Craig feels a sense of obligation to those children who have come through Coerver Scotland, some of whom have been training with the programme since the age of seven. For parents and children who have dedicated the early years of their lives to football – dominated by car journeys to far-flung corners of Scotland, late bedtimes, school and homework interruptions and myriad other commitments – there can often be an existential crisis when they reach a certain age.

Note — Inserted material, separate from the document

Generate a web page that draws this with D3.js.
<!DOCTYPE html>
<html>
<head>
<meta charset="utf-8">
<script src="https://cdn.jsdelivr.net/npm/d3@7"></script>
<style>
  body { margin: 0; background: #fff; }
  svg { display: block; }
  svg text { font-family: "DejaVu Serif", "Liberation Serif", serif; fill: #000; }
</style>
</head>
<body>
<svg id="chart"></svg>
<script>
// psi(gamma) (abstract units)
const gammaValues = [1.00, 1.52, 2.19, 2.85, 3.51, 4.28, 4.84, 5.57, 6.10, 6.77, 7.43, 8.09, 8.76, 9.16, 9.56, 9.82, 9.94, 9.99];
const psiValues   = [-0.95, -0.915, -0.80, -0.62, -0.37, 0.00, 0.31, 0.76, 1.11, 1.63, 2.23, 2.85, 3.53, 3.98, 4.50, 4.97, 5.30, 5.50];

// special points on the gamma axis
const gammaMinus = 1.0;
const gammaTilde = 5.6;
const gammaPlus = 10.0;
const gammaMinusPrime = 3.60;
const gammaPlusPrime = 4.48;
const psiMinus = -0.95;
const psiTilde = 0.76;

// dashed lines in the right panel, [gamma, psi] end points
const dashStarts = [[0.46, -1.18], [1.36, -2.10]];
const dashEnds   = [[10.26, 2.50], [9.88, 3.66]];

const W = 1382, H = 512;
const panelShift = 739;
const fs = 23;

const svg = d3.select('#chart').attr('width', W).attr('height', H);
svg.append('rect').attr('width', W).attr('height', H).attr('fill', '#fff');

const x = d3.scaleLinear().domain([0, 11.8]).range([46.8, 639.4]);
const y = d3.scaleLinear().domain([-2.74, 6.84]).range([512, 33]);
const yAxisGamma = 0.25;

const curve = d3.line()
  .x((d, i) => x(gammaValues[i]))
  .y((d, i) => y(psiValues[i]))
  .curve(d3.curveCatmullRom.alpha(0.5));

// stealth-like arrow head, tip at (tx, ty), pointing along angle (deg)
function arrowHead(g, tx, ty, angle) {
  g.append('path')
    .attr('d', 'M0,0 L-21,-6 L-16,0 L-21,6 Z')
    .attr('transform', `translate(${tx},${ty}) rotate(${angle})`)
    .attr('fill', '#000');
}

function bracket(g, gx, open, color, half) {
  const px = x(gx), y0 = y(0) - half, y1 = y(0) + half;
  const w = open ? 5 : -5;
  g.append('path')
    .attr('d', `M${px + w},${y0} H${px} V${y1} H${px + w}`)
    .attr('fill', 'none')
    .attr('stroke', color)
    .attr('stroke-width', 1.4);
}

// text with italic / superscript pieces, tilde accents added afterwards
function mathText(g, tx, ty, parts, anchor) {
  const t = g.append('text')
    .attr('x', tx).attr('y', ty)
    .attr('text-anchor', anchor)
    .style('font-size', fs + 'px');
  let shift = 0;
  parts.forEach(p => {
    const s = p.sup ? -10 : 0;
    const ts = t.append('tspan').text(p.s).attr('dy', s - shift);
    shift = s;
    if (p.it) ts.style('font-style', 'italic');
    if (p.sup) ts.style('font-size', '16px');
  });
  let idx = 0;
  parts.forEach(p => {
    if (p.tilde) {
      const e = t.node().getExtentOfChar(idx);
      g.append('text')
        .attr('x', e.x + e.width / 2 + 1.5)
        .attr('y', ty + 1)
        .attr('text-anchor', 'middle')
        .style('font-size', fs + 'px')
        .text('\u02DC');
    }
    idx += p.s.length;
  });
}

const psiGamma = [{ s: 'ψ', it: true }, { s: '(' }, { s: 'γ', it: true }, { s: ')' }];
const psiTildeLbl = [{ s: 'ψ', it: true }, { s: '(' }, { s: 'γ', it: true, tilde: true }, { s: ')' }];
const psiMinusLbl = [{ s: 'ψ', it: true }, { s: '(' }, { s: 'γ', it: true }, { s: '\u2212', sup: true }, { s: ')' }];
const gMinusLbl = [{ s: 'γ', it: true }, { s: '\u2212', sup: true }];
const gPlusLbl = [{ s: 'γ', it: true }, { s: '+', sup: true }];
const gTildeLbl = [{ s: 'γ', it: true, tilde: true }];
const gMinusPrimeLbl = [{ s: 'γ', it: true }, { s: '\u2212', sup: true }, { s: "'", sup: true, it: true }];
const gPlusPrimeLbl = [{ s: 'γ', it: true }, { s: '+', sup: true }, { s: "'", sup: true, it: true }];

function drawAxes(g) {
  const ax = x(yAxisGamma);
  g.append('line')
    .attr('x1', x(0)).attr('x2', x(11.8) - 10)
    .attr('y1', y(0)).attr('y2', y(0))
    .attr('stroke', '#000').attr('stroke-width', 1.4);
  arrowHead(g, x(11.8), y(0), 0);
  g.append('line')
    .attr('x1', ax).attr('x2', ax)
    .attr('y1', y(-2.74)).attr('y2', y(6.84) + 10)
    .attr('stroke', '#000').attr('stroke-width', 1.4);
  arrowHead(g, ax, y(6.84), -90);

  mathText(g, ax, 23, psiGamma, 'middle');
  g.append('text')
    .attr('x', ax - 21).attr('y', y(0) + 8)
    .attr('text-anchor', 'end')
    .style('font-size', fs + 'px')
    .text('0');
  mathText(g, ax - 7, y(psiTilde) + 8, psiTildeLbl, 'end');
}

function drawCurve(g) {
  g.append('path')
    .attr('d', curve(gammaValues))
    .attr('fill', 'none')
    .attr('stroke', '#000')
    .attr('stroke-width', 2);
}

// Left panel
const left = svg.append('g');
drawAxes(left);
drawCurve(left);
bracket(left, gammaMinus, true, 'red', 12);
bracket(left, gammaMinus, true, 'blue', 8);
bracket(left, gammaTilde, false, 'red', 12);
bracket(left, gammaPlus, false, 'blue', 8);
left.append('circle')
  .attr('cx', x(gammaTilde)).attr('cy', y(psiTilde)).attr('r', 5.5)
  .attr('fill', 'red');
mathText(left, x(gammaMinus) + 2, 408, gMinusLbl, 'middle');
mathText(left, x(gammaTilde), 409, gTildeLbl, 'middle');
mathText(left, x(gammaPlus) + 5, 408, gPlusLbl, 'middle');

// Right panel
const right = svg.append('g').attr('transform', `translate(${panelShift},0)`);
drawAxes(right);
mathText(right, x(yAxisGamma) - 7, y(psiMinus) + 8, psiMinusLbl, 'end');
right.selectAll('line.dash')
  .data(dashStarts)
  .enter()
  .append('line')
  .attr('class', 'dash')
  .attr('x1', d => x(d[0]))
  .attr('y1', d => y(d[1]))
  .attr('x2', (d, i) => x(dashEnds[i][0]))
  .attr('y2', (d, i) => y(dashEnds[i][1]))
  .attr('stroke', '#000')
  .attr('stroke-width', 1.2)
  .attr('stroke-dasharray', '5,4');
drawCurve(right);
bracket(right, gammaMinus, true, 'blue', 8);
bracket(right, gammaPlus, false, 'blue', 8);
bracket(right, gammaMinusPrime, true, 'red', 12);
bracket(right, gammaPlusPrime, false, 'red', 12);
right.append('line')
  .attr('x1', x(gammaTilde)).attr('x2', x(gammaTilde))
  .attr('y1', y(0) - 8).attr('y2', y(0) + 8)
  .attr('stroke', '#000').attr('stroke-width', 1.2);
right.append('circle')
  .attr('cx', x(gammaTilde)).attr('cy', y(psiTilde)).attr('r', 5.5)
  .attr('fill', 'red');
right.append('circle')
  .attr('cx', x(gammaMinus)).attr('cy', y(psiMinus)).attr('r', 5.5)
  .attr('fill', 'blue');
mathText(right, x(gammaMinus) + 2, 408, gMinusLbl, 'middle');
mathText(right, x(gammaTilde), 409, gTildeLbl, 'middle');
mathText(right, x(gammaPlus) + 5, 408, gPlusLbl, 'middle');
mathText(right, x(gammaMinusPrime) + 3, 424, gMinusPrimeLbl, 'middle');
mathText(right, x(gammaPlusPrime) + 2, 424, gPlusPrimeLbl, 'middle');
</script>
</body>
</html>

“As they get a bit older, the famous question comes up – ‘What next, Gordon?’ It’s my belief that if they are Coerver kids, we should have answers for that. It’s about giving them the right support, the right advice and it’s about creating opportunities. With our contacts we try to help them as best we can but then you reach a point where you say ‘we need to get organised on this’ because it is a question that is coming up all the time – and we’re in 52 countries, we can have some answers for these kids and things like the Coerver Cup is preparing them for a career overseas. It might be going to university overseas, for example, because not every kid is going to become a professional.

“Ninety-nine per cent of those players aren’t going to make it but they will still be very good players. We should be able to help them as well. It’s about creating opportunity and circumstances and maybe we can put them into our own programme that gives them university studies and full-time training in as professional an environment as you can make it. The only way we can do that is by taking it ourselves.”

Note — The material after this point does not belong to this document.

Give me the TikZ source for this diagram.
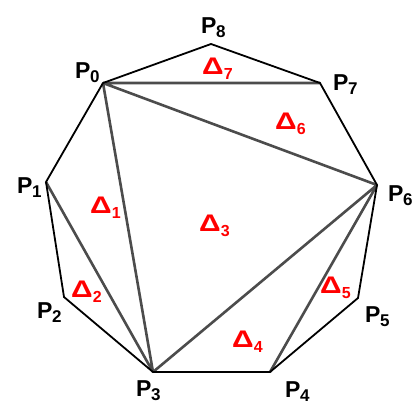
\documentclass[tikz,border=0pt]{standalone}
\usepackage{fontspec}
\usepackage{graphicx}
\setmainfont{Liberation Sans}
\newcommand{\lowidx}[1]{\kern-0.5pt\raisebox{-0.35ex}{\fontsize{17}{17}\selectfont #1}}
\newcommand{\tname}[1]{\scalebox{1.25}[1]{Δ}\raisebox{-0.4ex}{\fontsize{16}{16}\selectfont #1}}
\begin{document}
\begin{tikzpicture}[x=1pt,y=-1pt,every node/.style={inner sep=0pt,anchor=base west,font=\fontsize{23}{25}\selectfont\bfseries},
  tri/.style={red,font=\fontsize{24}{26}\selectfont\bfseries}]
  \useasboundingbox (0,0) rectangle (413,405);
  % vertices
  \coordinate (p0) at (103,83);
  \coordinate (p1) at (46,182);
  \coordinate (p2) at (64,297);
  \coordinate (p3) at (153,372);
  \coordinate (p4) at (270,372);
  \coordinate (p5) at (358,298);
  \coordinate (p6) at (377,185);
  \coordinate (p7) at (320,83);
  \coordinate (p8) at (211,44);
  % diagonals
  \draw[line width=2.6pt,black!70] (p0) -- (p7) (p0) -- (p6) (p0) -- (p3) (p1) -- (p3) (p3) -- (p6) (p4) -- (p6);
  \draw[line width=1.8pt,line join=miter] (p0) -- (p1) -- (p2) -- (p3) -- (p4) -- (p5) -- (p6) -- (p7) -- (p8) -- cycle;
  % point labels
  \node (l0) at (75,78) {P\lowidx{0}};
  \node (l1) at (17,193) {P\lowidx{1}};
  \node (l2) at (37,318) {P\lowidx{2}};
  \node (l3) at (136,396) {P\lowidx{3}};
  \node (l4) at (285,397) {P\lowidx{4}};
  \node (l5) at (365,322) {P\lowidx{5}};
  \node (l6) at (388,201) {P\lowidx{6}};
  \node (l7) at (333,90) {P\lowidx{7}};
  \node (l8) at (201,33) {P\lowidx{8}};
  % triangles
  \node[tri] (t1) at (90,213) {\tname{1}};
  \node[tri] (t2) at (71,297) {\tname{2}};
  \node[tri] (t3) at (199,231) {\tname{3}};
  \node[tri] (t4) at (232,347) {\tname{4}};
  \node[tri] (t5) at (320,293) {\tname{5}};
  \node[tri] (t6) at (275,129) {\tname{6}};
  \node[tri] (t7) at (202,74) {\tname{7}};
\end{tikzpicture}
\end{document}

Craig draws on two examples of ‘penny-dropping moments’ for youngsters who came through the Coerver system, one who remains in British professional football and another who moved away.

“One kid, a goalkeeper called John McCracken who is at Stoke Under-23s, came with us to Benfica and he says to this day that was the penny-dropping moment. He told me ‘my experience with you for that one month, made me a pro. I saw what I had to do’. There’s another Scottish Coerver kid who is going to be working for us in Portugal. He’s not playing top end in Portugal but he is playing competitive football, he’s fluent in Portuguese, has a Portuguese girlfriend, he has a life there and he says ‘Gordon, I love it here’. He was a player at Ross County at the time, he had a contract, but he said ‘it’s not what I want, it’s not what I expected’. So he ended up in Portugal. Whenever we go out now for dinner, he’s the one who orders in Portuguese.”

For now, though, the focus is on Helsingborg where Craig is hoping the penny-dropping moments he refers to resemble something akin to a Scottish wedding scramble for the 47 kids that will travel to Sweden this weekend.